A dix ans quand on était une fille à la ferme on savait tout cela, l’aîné c’était Jean vingt cinq ans pas encore marié, il travaillait avec mon père, puis venait Pierre vingt trois ans, mon préféré car toujours d’humeur égale et ne manquant jamais de me bisouiller. Ensuite Louise vingt ans, ma grande sœur qui fiançait déjà avec un gars du village, puis Marie dix huit ans qui en toute chose faisait le contraire de ce qu’on lui demandait. A la suite Léontine quinze ans, avec qui je partageais le lit, un drôle d’oiseau cette petite fumelle disait mon père.
Enfin le dernier garçon Auguste treize ans, son avenir était en suspend, restera t’ il avec nous ou sera t ‘il placé comme domestique. Pour sur il coûtera moins, disait mon père car il est pas bien vigoureux.

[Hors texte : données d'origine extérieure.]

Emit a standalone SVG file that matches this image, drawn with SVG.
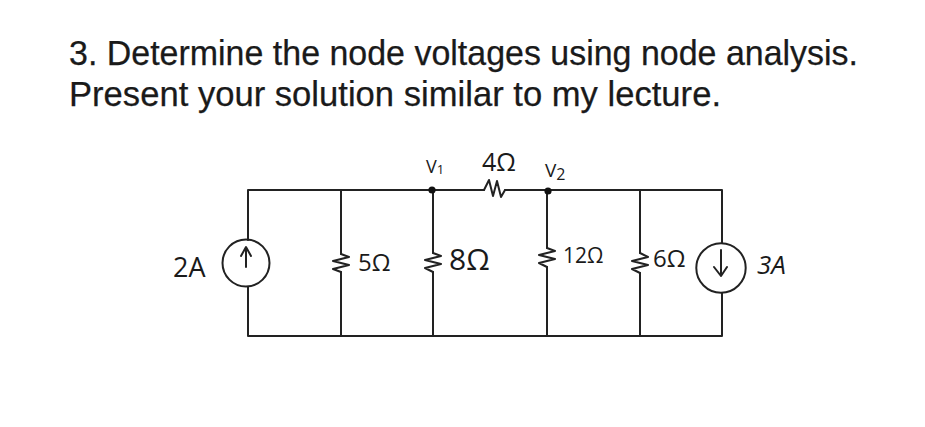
<svg xmlns="http://www.w3.org/2000/svg" width="925" height="427" viewBox="0 0 925 427">
<style>
.w{fill:none;stroke:#222;stroke-width:2;stroke-linejoin:round;stroke-linecap:round}
.t{font-family:"Liberation Sans",Arial,sans-serif;font-size:34.4px;fill:#1a1a1a;stroke:#1a1a1a;stroke-width:.25}
.h{font-family:"Open Sans","DejaVu Sans",sans-serif;fill:#1a1a1a;font-weight:400}
</style>
<rect width="925" height="427" fill="#fff"/>
<g id="title">
<text class="t" x="69" y="65" textLength="789" lengthAdjust="spacingAndGlyphs">3. Determine the node voltages using node analysis.</text>
<text class="t" x="69" y="106" textLength="652" lengthAdjust="spacingAndGlyphs">Present your solution similar to my lecture.</text>
</g>
<g id="connectors">
<path class="w" d="M248 240V190H484M505 190H722V243M722 293V336H248V287"/>
<path class="w" d="M341 190V254M341 272V336"/>
<path class="w" d="M433 190V253M433 272V336"/>
<path class="w" d="M547 190V248M547 267V336"/>
<path class="w" d="M640 190V253M640 273V336"/>
</g>
<g id="node-v1"><circle cx="432" cy="190" r="3.6" fill="#111"/><text class="h" x="426" y="173" font-size="18">V<tspan font-size="13" dy="1">1</tspan></text></g>
<g id="node-v2"><circle cx="548" cy="191" r="3.6" fill="#111"/><text class="h" x="545" y="177" font-size="19">V<tspan font-size="16" dy="3">2</tspan></text></g>
<g id="r-4"><path class="w" d="M484 190L489 180L493 196L497 181L501 197L505 190"/><text class="h" x="482" y="171" font-size="25">4Ω</text></g>
<g id="r-5"><path class="w" d="M341 254L349 257L333 261L349 265L333 269L341 272"/><text class="h" x="358" y="271" font-size="24">5Ω</text></g>
<g id="r-8"><path class="w" d="M433 253L441 256L425 260L441 264L425 268L433 272"/><text class="h" x="449" y="270" font-size="30">8Ω</text></g>
<g id="r-12"><path class="w" d="M547 248L555 251L539 255L555 259L539 263L547 267"/><text class="h" x="563" y="263" font-size="21">12Ω</text></g>
<g id="r-6"><path class="w" d="M640 253L648 257L632 261L648 265L632 269L640 273"/><text class="h" x="653" y="267" font-size="24">6Ω</text></g>
<g id="src-2a"><circle class="w" cx="246" cy="263" r="23.5"/><path class="w" d="M246 267V248M241 256L246 247L251 256"/><text class="h" x="173" y="277" font-size="27">2A</text></g>
<g id="src-3a"><circle class="w" cx="721" cy="268" r="24.7"/><path class="w" d="M721 250V276M714 267L721 276L727 267"/><text class="h" x="757" y="274" font-size="26" font-style="italic">3A</text></g>
</svg>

Encore faudra t’ il lui trouver une place lui répondait ma mère, moi je trouvais cela injuste, Auguste faisait bien chacros et était un peu en retard sur bien des choses mais c’était mon frère et je le défendais en prenant à mon compte certaines de ses bêtises .
Comme je vous l’ai dit ma sœur Louise allait bientôt se marier, elle avait maraichiner un peu en sortant de l’église puis au cabaret et c’était vite accordée avec Jacques Longin.
Par contre Marie elle prenait plaisir à essayer tous les garçons du village, elle avait embrassé à bouche que veux tu bon nombre d’entre eux.
Si elle s’était arrêtée là, rien n’aurait pu lui être reproché mais le dimanche après la messe, elle poussait avec les jeunes paysans les jeux de l’amour. La tradition autorisait que la main de la jeune fille passe dans la culotte du garçon et que celle du garçon se glisse sous les jupons pour des caresses qui avaient pour vertu de révéler une compatibilité réciproque. Mais à force d’essayer tous les futurs possibles sa réputation devenait un peu entachée et les femmes du village commençaient à murmurer.
Elle faisait aussi concurrence à des plus sages et un jour au détour d’un chemin tomba sur deux rivales, le ton monta et les filles se bagarrèrent. Le bonnet de Marie fut arraché les deux pestes voulurent la déshabiller pour la punir de faire la catin.
La lutte fut âpre, corsage déchiré, cheveux arrachés visage griffé, l’arrivée de Pierre mon frère empêcha une plus humiliante correction. Il fallut tout avouer car vue l’état de ma sœur ma mère n’aurait pas manqué de s’en apercevoir.
La correction se fut mon père qui lui administra, devant nous tous réunis, le cul et les fesses marbrés par la ceinture ma sœur, prit la seule et humiliante correction de sa vie à l’aube de ses 18 ans. Mes frères se réjouirent de ce spectacle et moi j’en pleurais de honte pour elle.
Plus jamais elle ne s’attarda au retour des offices et oublia les coutumes ancestrales, elle n’adressa plus jamais la parole à mon père et bouda ses frères d’avoir aimé de la voir punir.